------ SOURCE DATA ------

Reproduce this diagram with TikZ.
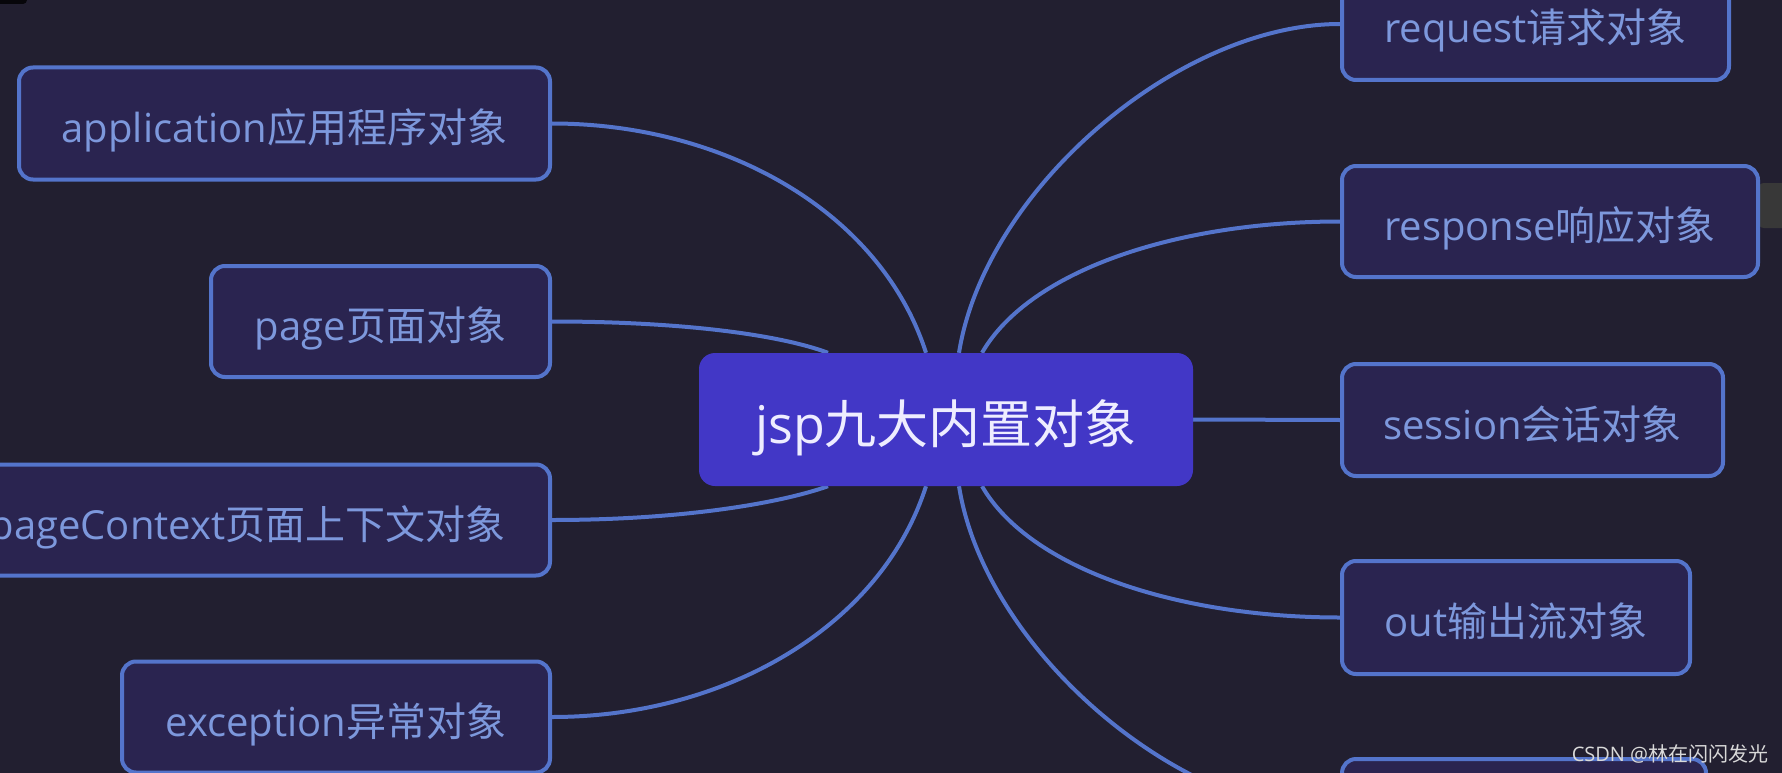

------
------ SOURCE DATA ------

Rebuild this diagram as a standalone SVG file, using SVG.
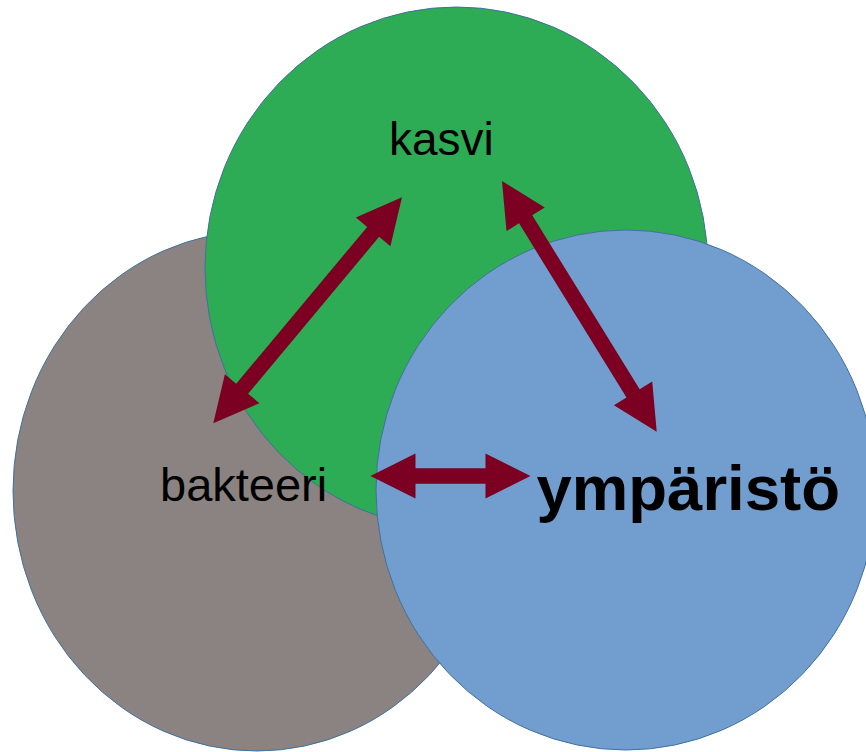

------
------ SOURCE DATA ------

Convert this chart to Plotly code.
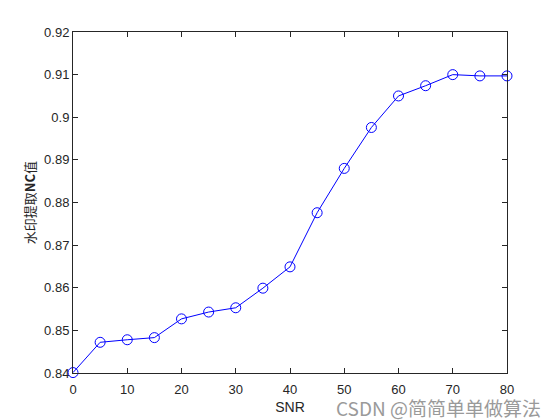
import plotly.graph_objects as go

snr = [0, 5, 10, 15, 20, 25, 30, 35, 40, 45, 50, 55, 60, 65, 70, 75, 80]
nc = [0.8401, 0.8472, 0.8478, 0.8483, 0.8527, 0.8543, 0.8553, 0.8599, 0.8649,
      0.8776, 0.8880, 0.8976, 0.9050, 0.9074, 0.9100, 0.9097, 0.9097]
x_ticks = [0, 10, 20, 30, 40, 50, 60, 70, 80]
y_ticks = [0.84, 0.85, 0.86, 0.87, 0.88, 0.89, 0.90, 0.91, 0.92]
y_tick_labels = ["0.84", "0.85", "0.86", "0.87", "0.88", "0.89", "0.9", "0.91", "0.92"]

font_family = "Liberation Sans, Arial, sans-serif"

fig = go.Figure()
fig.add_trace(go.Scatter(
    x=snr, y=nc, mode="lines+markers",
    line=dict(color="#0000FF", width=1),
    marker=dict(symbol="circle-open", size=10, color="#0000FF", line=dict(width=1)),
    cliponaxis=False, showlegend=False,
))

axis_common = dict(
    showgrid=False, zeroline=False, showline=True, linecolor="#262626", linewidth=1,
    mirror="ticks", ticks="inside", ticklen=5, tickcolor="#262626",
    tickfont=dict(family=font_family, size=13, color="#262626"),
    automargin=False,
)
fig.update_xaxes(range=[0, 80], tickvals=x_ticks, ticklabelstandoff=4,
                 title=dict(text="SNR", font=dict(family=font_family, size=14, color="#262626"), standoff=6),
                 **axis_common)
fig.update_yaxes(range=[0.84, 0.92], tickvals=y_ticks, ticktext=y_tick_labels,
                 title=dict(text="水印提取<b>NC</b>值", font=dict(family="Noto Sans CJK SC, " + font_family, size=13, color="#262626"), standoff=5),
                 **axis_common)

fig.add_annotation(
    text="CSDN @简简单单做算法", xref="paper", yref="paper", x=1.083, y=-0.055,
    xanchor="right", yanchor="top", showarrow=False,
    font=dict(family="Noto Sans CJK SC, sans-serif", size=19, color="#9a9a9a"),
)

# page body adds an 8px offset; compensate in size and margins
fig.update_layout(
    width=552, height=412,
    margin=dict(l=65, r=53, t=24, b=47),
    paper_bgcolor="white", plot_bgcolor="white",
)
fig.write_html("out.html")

------

→ YOUR GOAL: Among the entries above, take the lines from the one with "Convert this chart to Plotly code." through the one with "import plotly.graph_objects as go" and retype them exactly, leaving out the pictures.

→ WORKED SOLUTION:
Convert this chart to Plotly code.
import plotly.graph_objects as go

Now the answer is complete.